Monday, May 19, 2008

Where I am...

I am frustrated and I feel confined. Words are escaping me at the moment. No, not escaping... too many to say.

Terry Taylor has expressed in poetry and song what I cannot seem to say presently in prose.

Love is a question mark
Life's in a shadow box
God hides himself sometimes
Inside a paradox

And there may not ever be
Anything new here to say
But I'm fond of finding words
That say it in a different way

Does everybody want it nicely
Lined up in little neat rows?
Does anybody know precisely
Just where the wild wind blows?
I can hand it to you brightly
Wrapped up in ribbons and bows

We could dance the same old dances
Learn all the same old ropes
Roll out the same safe songs
Tell all our tired jokes

We've got some walls to climb
We've got some gates to crash
We've got a fire to light
Burn down the pious trash

Ribbons and Bows from the album Mr.
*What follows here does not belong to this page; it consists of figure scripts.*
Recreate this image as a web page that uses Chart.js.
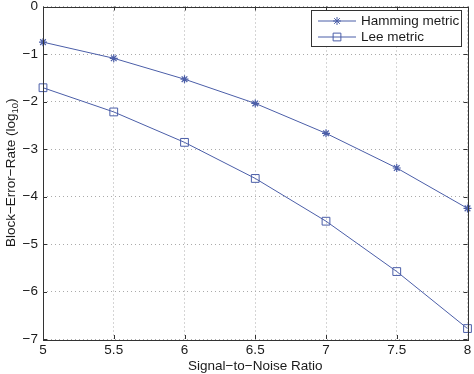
<!DOCTYPE html>
<html>
<head>
<meta charset="utf-8">
<script src="https://cdn.jsdelivr.net/npm/chart.js@4"></script>
<style>
  html, body { margin: 0; padding: 0; background: #fff; }
  #wrap { width: 474px; height: 374px; }
</style>
</head>
<body>
<div id="wrap"><canvas id="berchart" width="474" height="374"></canvas></div>
<script>
// values
const snr = [5, 5.5, 6, 6.5, 7, 7.5, 8];
const hamming = [-0.75, -1.09, -1.53, -2.04, -2.67, -3.40, -4.25];
const lee = [-1.71, -2.22, -2.86, -3.62, -4.52, -5.58, -6.78];
const xTicks = [5, 5.5, 6, 6.5, 7, 7.5, 8];
const yTicks = [0, -1, -2, -3, -4, -5, -6, -7];
const seriesNames = ['Hamming metric', 'Lee metric'];

const lineColor = '#4b5ea8';
const fontFamily = "'Liberation Sans', Arial, Helvetica, sans-serif";

function toPoints(xs, ys) {
    return xs.map(function(x, i) { return { x: x, y: ys[i] }; });
}

function minusSign(v) {
    return String(v).replace('-', '\u2212');
}

// box, inward ticks, legend and y title with subscript
const matlabLook = {
    id: 'matlabLook',
    afterDraw(chart) {
        const ctx = chart.ctx;
        const a = chart.chartArea;
        const xs = chart.scales.x, ys = chart.scales.y;
        ctx.save();
        ctx.strokeStyle = '#333';
        ctx.lineWidth = 1;
        ctx.strokeRect(Math.round(a.left) + 0.5, Math.round(a.top) + 0.5,
            Math.round(a.right - a.left), Math.round(a.bottom - a.top));

        ctx.beginPath();
        xTicks.forEach(function(t) {
            const px = Math.round(xs.getPixelForValue(t)) + 0.5;
            ctx.moveTo(px, a.bottom); ctx.lineTo(px, a.bottom - 4);
            ctx.moveTo(px, a.top); ctx.lineTo(px, a.top + 4);
        });
        yTicks.forEach(function(t) {
            const py = Math.round(ys.getPixelForValue(t)) + 0.5;
            ctx.moveTo(a.left, py); ctx.lineTo(a.left + 4, py);
            ctx.moveTo(a.right, py); ctx.lineTo(a.right - 4, py);
        });
        ctx.stroke();

        // legend
        const lx = 311.5, ly = 10.5, lw = 150, lh = 36;
        ctx.fillStyle = '#fff';
        ctx.fillRect(lx, ly, lw, lh);
        ctx.strokeStyle = '#333';
        ctx.strokeRect(lx, ly, lw, lh);
        chart.data.datasets.forEach(function(ds, i) {
            const rowY = 21 + i * 16;
            ctx.strokeStyle = lineColor;
            ctx.fillStyle = 'rgba(0,0,0,0)';
            ctx.lineWidth = 1;
            ctx.beginPath();
            ctx.moveTo(318, rowY); ctx.lineTo(356, rowY);
            ctx.stroke();
            Chart.helpers.drawPoint(ctx, {
                pointStyle: ds.pointStyle,
                radius: ds.pointRadius,
                borderWidth: 1
            }, 337, rowY);
            ctx.fillStyle = '#1a1a1a';
            ctx.font = '13.5px ' + fontFamily;
            ctx.textBaseline = 'middle';
            ctx.textAlign = 'left';
            ctx.fillText(ds.label, 361, rowY);
        });

        // y axis title
        ctx.translate(11, (a.top + a.bottom) / 2);
        ctx.rotate(-Math.PI / 2);
        ctx.fillStyle = '#1a1a1a';
        ctx.textBaseline = 'middle';
        const main = 'Block\u2212Error\u2212Rate (log';
        const sub = '10';
        const tail = ')';
        ctx.font = '13.5px ' + fontFamily;
        const w1 = ctx.measureText(main).width;
        const w3 = ctx.measureText(tail).width;
        ctx.font = '9.5px ' + fontFamily;
        const w2 = ctx.measureText(sub).width;
        let start = -(w1 + w2 + w3) / 2;
        ctx.textAlign = 'left';
        ctx.font = '13.5px ' + fontFamily;
        ctx.fillText(main, start, 0);
        ctx.font = '9.5px ' + fontFamily;
        ctx.fillText(sub, start + w1, 4);
        ctx.font = '13.5px ' + fontFamily;
        ctx.fillText(tail, start + w1 + w2, 0);
        ctx.restore();
    }
};

const ctx = document.getElementById('berchart').getContext('2d');

new Chart(ctx, {
    type: 'line',
    data: {
        datasets: [{
            label: seriesNames[0],
            data: toPoints(snr, hamming),
            borderColor: lineColor,
            backgroundColor: 'transparent',
            borderWidth: 1,
            pointStyle: 'star',
            pointRadius: 4,
            pointBorderColor: lineColor,
            pointBorderWidth: 1.2,
            tension: 0
        }, {
            label: seriesNames[1],
            data: toPoints(snr, lee),
            borderColor: lineColor,
            backgroundColor: 'transparent',
            borderWidth: 1,
            pointStyle: 'rect',
            pointRadius: 5.5,
            pointBorderColor: lineColor,
            pointBackgroundColor: 'transparent',
            pointBorderWidth: 1,
            tension: 0
        }]
    },
    options: {
        responsive: false,
        animation: false,
        clip: false,
        layout: { padding: { top: 4, right: 4, left: 0, bottom: 0 } },
        plugins: {
            legend: { display: false },
            tooltip: { enabled: false }
        },
        scales: {
            x: {
                type: 'linear',
                min: 5,
                max: 8,
                afterBuildTicks: function(scale) {
                    scale.ticks = xTicks.map(function(v) { return { value: v }; });
                },
                afterFit: function(scale) {
                    scale.height = 35;
                    scale.paddingLeft = 0;
                    scale.paddingRight = 0;
                },
                ticks: {
                    color: '#1a1a1a',
                    padding: 3,
                    maxRotation: 0,
                    font: { family: fontFamily, size: 13.5 },
                    callback: function(v) { return minusSign(v); }
                },
                grid: {
                    color: '#aaa',
                    lineWidth: 1,
                    drawTicks: false,
                    tickLength: 0
                },
                border: { display: false, dash: [1, 3] },
                title: {
                    display: true,
                    text: 'Signal\u2212to\u2212Noise Ratio',
                    color: '#1a1a1a',
                    padding: { top: 2, bottom: 0 },
                    font: { family: fontFamily, size: 13.5 }
                }
            },
            y: {
                type: 'linear',
                min: -7,
                max: 0,
                afterBuildTicks: function(scale) {
                    scale.ticks = yTicks.map(function(v) { return { value: v }; });
                },
                afterFit: function(scale) {
                    scale.width = 43;
                    scale.paddingTop = 0;
                    scale.paddingBottom = 0;
                },
                ticks: {
                    color: '#1a1a1a',
                    padding: 5,
                    font: { family: fontFamily, size: 13.5 },
                    callback: function(v) { return minusSign(v); }
                },
                grid: {
                    color: '#aaa',
                    lineWidth: 1,
                    drawTicks: false,
                    tickLength: 0
                },
                border: { display: false, dash: [1, 3] }
            }
        }
    },
    plugins: [matlabLook]
});
</script>
</body>
</html>
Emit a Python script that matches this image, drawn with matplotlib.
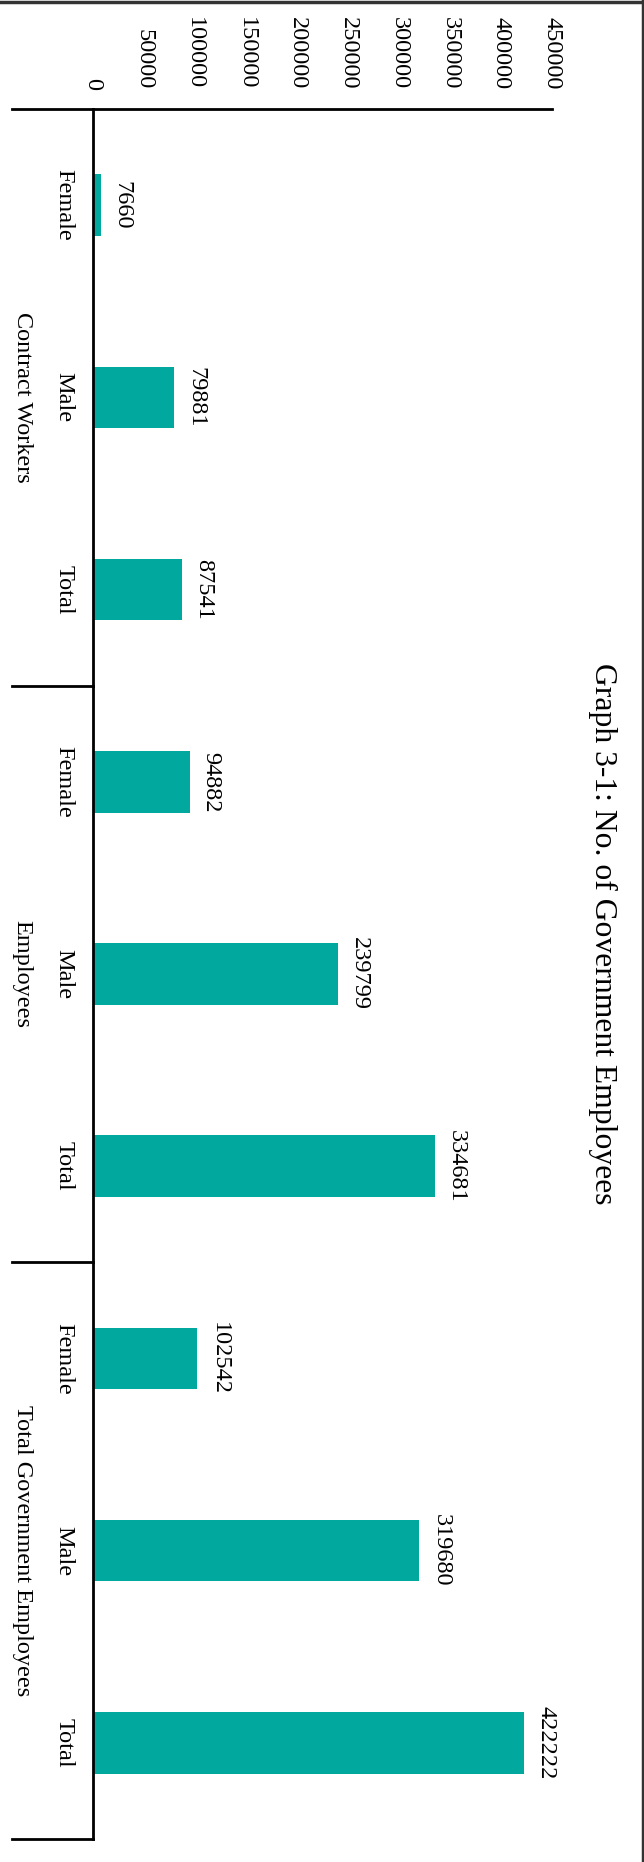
import matplotlib
matplotlib.use('Agg')
import matplotlib.pyplot as plt
import matplotlib.transforms as mtransforms
from matplotlib.lines import Line2D

plt.rcParams['font.family'] = ['Liberation Serif', 'DejaVu Serif']

groups = ['Contract Workers', 'Employees', 'Total Government Employees']
sub_labels = ['Female', 'Male', 'Total']
values = [7660, 79881, 87541,
          94882, 239799, 334681,
          102542, 319680, 422222]
value_ticks = [0, 50000, 100000, 150000, 200000, 250000, 300000, 350000, 400000, 450000]

W, H = 644, 1862
fig = plt.figure(figsize=(W / 100, H / 100), dpi=100)

# axes placed in pixel terms (figure is drawn already rotated, landscape -> portrait)
x0, x1 = 92.7, 552.4
ytop, ybot = 109, 1839
ax = fig.add_axes([x0 / W, (H - ybot) / H, (x1 - x0) / W, (ybot - ytop) / H])

pos = list(range(len(values)))
ax.barh(pos, values, height=0.32, color='#00A89D')
ax.set_xlim(0, 450000)
ax.set_ylim(len(values) - 0.5, -0.5)

for sp in ['right', 'bottom']:
    ax.spines[sp].set_visible(False)
ax.spines['top'].set_linewidth(2)
ax.spines['left'].set_linewidth(2)

fs = 17.5
ax.xaxis.tick_top()
ax.set_xticks(value_ticks)
ax.set_xticklabels([str(v) for v in value_ticks], rotation=-90, fontsize=fs)
ax.tick_params(axis='x', length=0, pad=14)

ax.set_yticks(pos)
ax.set_yticklabels(sub_labels * 3, rotation=-90, fontsize=fs, va='center')
ax.tick_params(axis='y', length=0, pad=13)

# value labels
for p, v in zip(pos, values):
    ax.annotate(str(v), (v, p), xytext=(8, 0), textcoords='offset points',
                rotation=-90, ha='left', va='center', fontsize=fs)

# group labels and separators
trans = mtransforms.blended_transform_factory(fig.transFigure, ax.transData)
for i, g in enumerate(groups):
    ax.text(22 / W, i * 3 + 1, g, transform=trans, rotation=-90,
            ha='center', va='center', fontsize=fs, clip_on=False)
for b in [-0.5, 2.5, 5.5, 8.5]:
    ax.add_line(Line2D([12 / W, x0 / W], [b, b], transform=trans, color='black',
                       lw=2, clip_on=False))

# title
fig.text(603 / W, (H - 934) / H, 'Graph 3-1: No. of Government Employees',
         rotation=-90, ha='center', va='center', fontsize=22.8)

# frame on top and right
fig.add_artist(Line2D([0, 1], [1 - 1.5 / H, 1 - 1.5 / H], transform=fig.transFigure,
                      color='#333333', lw=2.5))
fig.add_artist(Line2D([1 - 1.5 / W, 1 - 1.5 / W], [0, 1], transform=fig.transFigure,
                      color='#333333', lw=2.5))

fig.savefig('out.png', dpi=100)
Buechner's Dream by Daniel Amos

3 comments:

Redlefty said...

Thinking of you as well.

Andrew said...

Thanks! I think going to see Caspian with the fam tonight will get me out of this funk.

Brook said...

something about classic albums that really help ground a person and realign one's perspective. I was listening to Undercover's Balance of Power the other day as well, and a line that was really sticking in my thoughts (that seems to pertain somehow to this also) is "A million questions burning...begging for the answers, continue looking through the eyes of love". That's one of the hardest things for me to do when facing frustration or betrayal or confusion or anything like that, is to stay grounded in something beyond all of it and continue looking through the eyes of love. my natural reaction is to harbor bitterness or frustrated judgementalism towards those who "just don't get it", or those who have hurt me (even when the source of that hurt is God or life itself, the way things are). Even though it continues to be a major temptation or tendency with me, I've long ago given up trying to change what others think. If I can't lead by example and be what I claim to think or believe, then I figure I should probably just shut up. why do I think I can change others if I can't change myself? Humility and love are the hardest things to cultivate and maintain, but the most essential.